Several products are conceived by Marquina and her staff, but there’s a long list of important collaborations with designers—from Jaime Hayon to Javier Mariscal, Ron Arad, Marti Guixé, Doshi Levien, Ronan & Erwan Bouroullec, Tord Boontje and many more. Such collaborations can be complex sometimes, because contemporary rugs are peculiar objects. She elaborates, “There are many good designers that understand very well with the values of nanimarquina. But sometimes designers want to express themselves on rugs like they were artists, using the carpet as a blank canvas.”

She refers to Estambul by Javier Mariscal as a product that blends the personal vision of the author and the essence of the brand. It’s a drawing—a simple line, traced on a white background that represents the essence of the classic Persian Rug. The rug can only be made thanks to hand-tufting, an extremely slow manual process in which artisan use a hand-operated tool to recreate the original drawing. Each piece is unique since it’s basically a freehand execution. “The concept of that design is transferring tradition to the contemporary days. People understand this carpet immediately, and I think it’s very important for a rug to be understood very quickly,” she says. In fact, she keeps the original painting by Mariscal on display in her office at the studio.

Designed by Marquina herself with Elisa Padrón, Tres is one of the most recent rugs in nanimarquina’s collection. The rug is crafted by joining three pieces (hence the name, which means “three”) in different colors and thickness of wool in warp and weft. She explains, “It’s a very simple concept, but we could imagine this carpet just because we saw how it’s made. I made a lot of trips to India and Pakistan and I love visiting the loom, touching the rugs, understanding different qualities, different techniques. That moment is necessary to organize ideas and make them come out of paper.”

She wants customers to also see how things are made, which is why their YouTube channel is a goldmine of videos that depict artisans at work. “People understand materials. It’s more important now than ever. We use phones all day, but we cannot understand how they work. But when you see handcrafted products and realize how it’s made, it’s easy to understand”.

Of course, many pieces are complex, such as the recent Shade by Begüm Cana Özgür. When Marquina saw a design by Özgür, she immediately fell in love with it—the colors, the peculiar alternation of warp and weft. But the overall complexity of the idea needed further development before becoming a product. Each rug at nanimarquina takes one to two years of development, and this one also needed constant collaboration with the young Turkish designer in order to create mathematical formulas to figure out the positioning and sequencing of every single thread used. When they headed to India to check on the production process, the team realized that the artisans sing when making the rug—the tune gives them sequencing and the lyrics are a list of the colors they need to use.

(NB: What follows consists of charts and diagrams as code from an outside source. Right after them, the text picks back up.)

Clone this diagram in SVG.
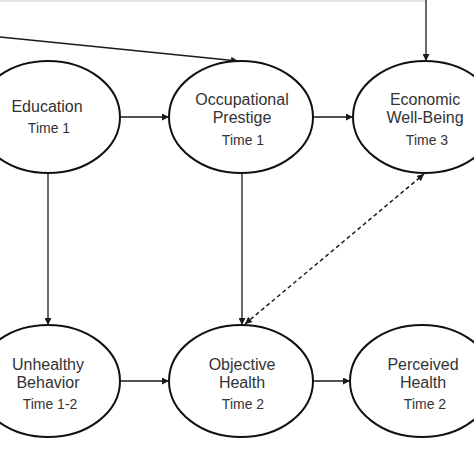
<svg xmlns="http://www.w3.org/2000/svg" width="474" height="474" viewBox="0 0 474 474">
<defs>
<marker id="ah" viewBox="0 0 10 10" refX="10" refY="5" markerWidth="7" markerHeight="7" markerUnits="userSpaceOnUse" orient="auto-start-reverse">
<path d="M0,0 L10,5 L0,10 z" fill="#1a1a1a"/>
</marker>
</defs>
<style>
.node ellipse{fill:#fff;stroke:#111;stroke-width:2}
.t1{font-family:"Liberation Sans",Arial,sans-serif;font-size:16px;fill:#333;text-anchor:middle}
.t2{font-family:"Liberation Sans",Arial,sans-serif;font-size:14px;fill:#333;text-anchor:middle}
.c{stroke:#1a1a1a;stroke-width:1.3;fill:none}
.d{stroke:#1a1a1a;stroke-width:1.5;fill:none;stroke-dasharray:4,3}
</style>
<rect width="474" height="474" fill="#fff"/>
<rect x="0" y="0" width="425" height="2" fill="#e2e2e2"/>
<g id="connectors">
<line class="c" x1="0" y1="37" x2="238" y2="61" marker-end="url(#ah)"/>
<line class="c" x1="426" y1="0" x2="426" y2="61" marker-end="url(#ah)"/>
<line class="c" x1="120" y1="117" x2="169" y2="117" marker-end="url(#ah)"/>
<line class="c" x1="313" y1="117" x2="353" y2="117" marker-end="url(#ah)"/>
<line class="c" x1="48" y1="173" x2="48" y2="325" marker-end="url(#ah)"/>
<line class="c" x1="242" y1="173" x2="242" y2="325" marker-end="url(#ah)"/>
<line class="c" x1="120" y1="381" x2="169" y2="381" marker-end="url(#ah)"/>
<line class="c" x1="313" y1="381" x2="350" y2="381" marker-end="url(#ah)"/>
<line class="d" x1="245" y1="324" x2="424" y2="174" marker-start="url(#ah)" marker-end="url(#ah)"/>
</g>
<g id="education" class="node">
<ellipse cx="48" cy="117" rx="72" ry="56"/>
<text class="t1" x="47" y="112">Education</text>
<text class="t2" x="49" y="133">Time 1</text>
</g>
<g id="occupational" class="node">
<ellipse cx="241" cy="117" rx="72" ry="56"/>
<text class="t1" x="242" y="105">Occupational</text>
<text class="t1" x="242" y="123">Prestige</text>
<text class="t2" x="243" y="145">Time 1</text>
</g>
<g id="economic" class="node">
<ellipse cx="425" cy="117" rx="72" ry="56"/>
<text class="t1" x="425" y="105">Economic</text>
<text class="t1" x="425" y="123">Well-Being</text>
<text class="t2" x="427" y="145">Time 3</text>
</g>
<g id="unhealthy" class="node">
<ellipse cx="48" cy="381" rx="72" ry="56"/>
<text class="t1" x="48" y="370">Unhealthy</text>
<text class="t1" x="48" y="388">Behavior</text>
<text class="t2" x="50" y="409">Time 1-2</text>
</g>
<g id="objective" class="node">
<ellipse cx="241" cy="381" rx="72" ry="56"/>
<text class="t1" x="242" y="370">Objective</text>
<text class="t1" x="242" y="388">Health</text>
<text class="t2" x="243" y="409">Time 2</text>
</g>
<g id="perceived" class="node">
<ellipse cx="422" cy="381" rx="72" ry="56"/>
<text class="t1" x="423" y="370">Perceived</text>
<text class="t1" x="423" y="388">Health</text>
<text class="t2" x="425" y="409">Time 2</text>
</g>
</svg>
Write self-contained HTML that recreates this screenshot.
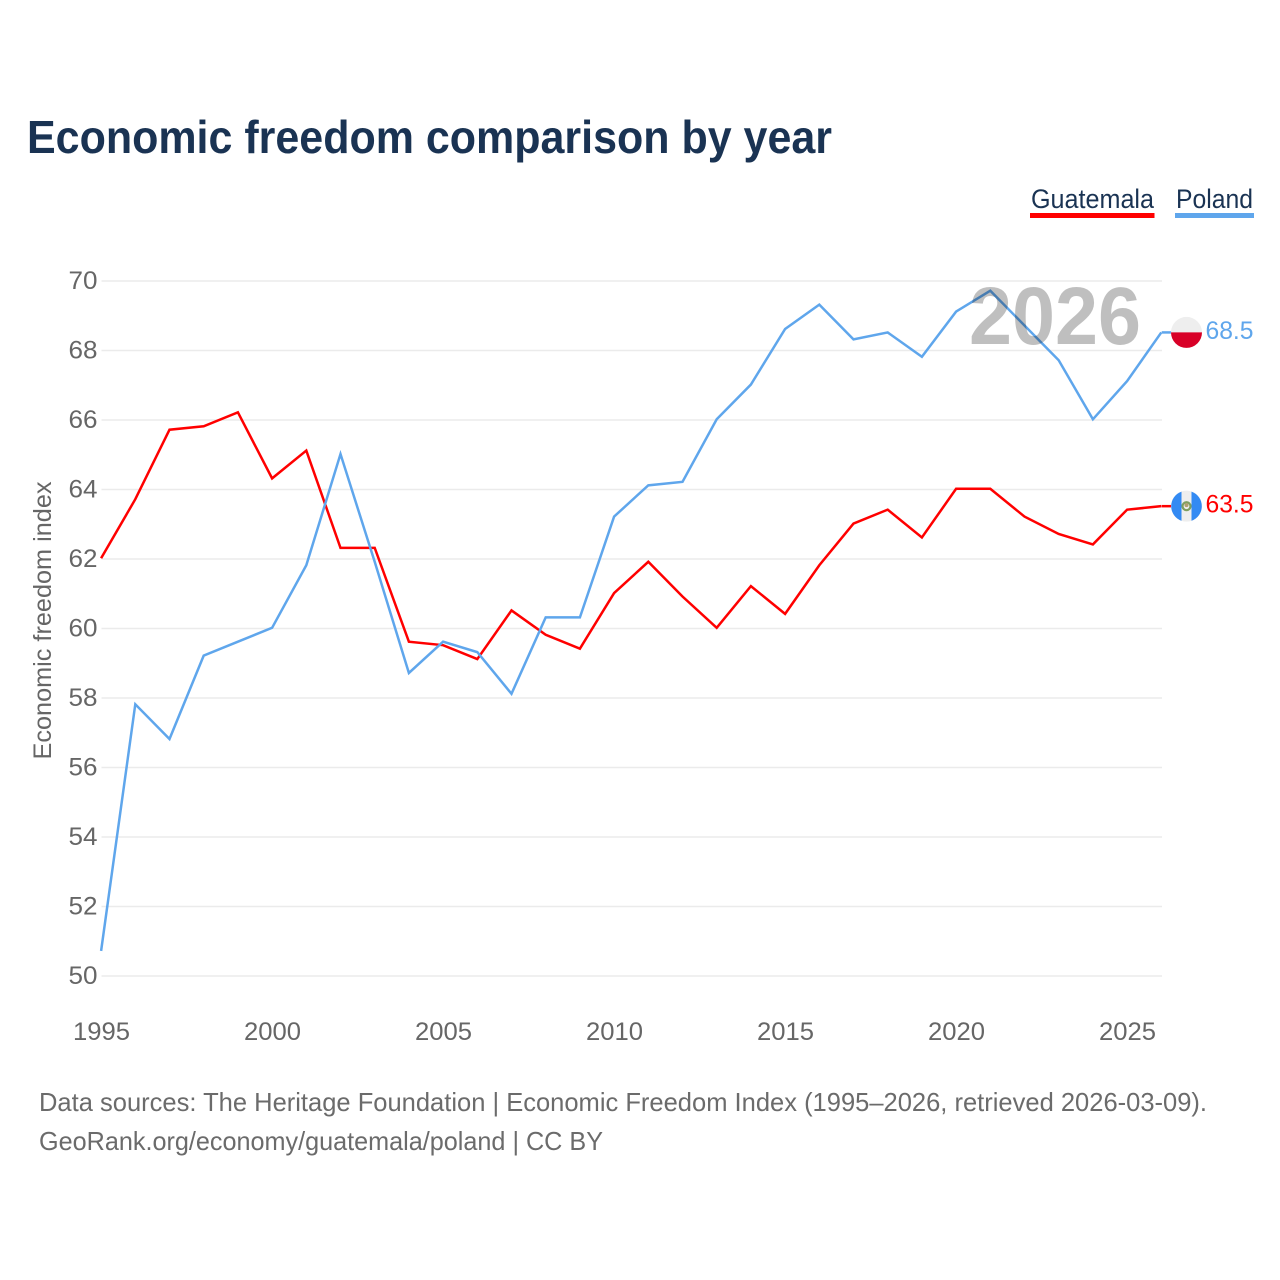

These personal and special moments touch every single rug created by nanimarquina, and that’s important to Marquina. She says, “A rug is a house in the desert. I love very much the desert. Many years ago, I traveled to Sahara without any tent and we just carried rugs with us. When you are in the desert, you place your rug and that’s your personal space. You make room for praying, for cooking, for eating, for exchanging stories. A rug always makes you feel home.”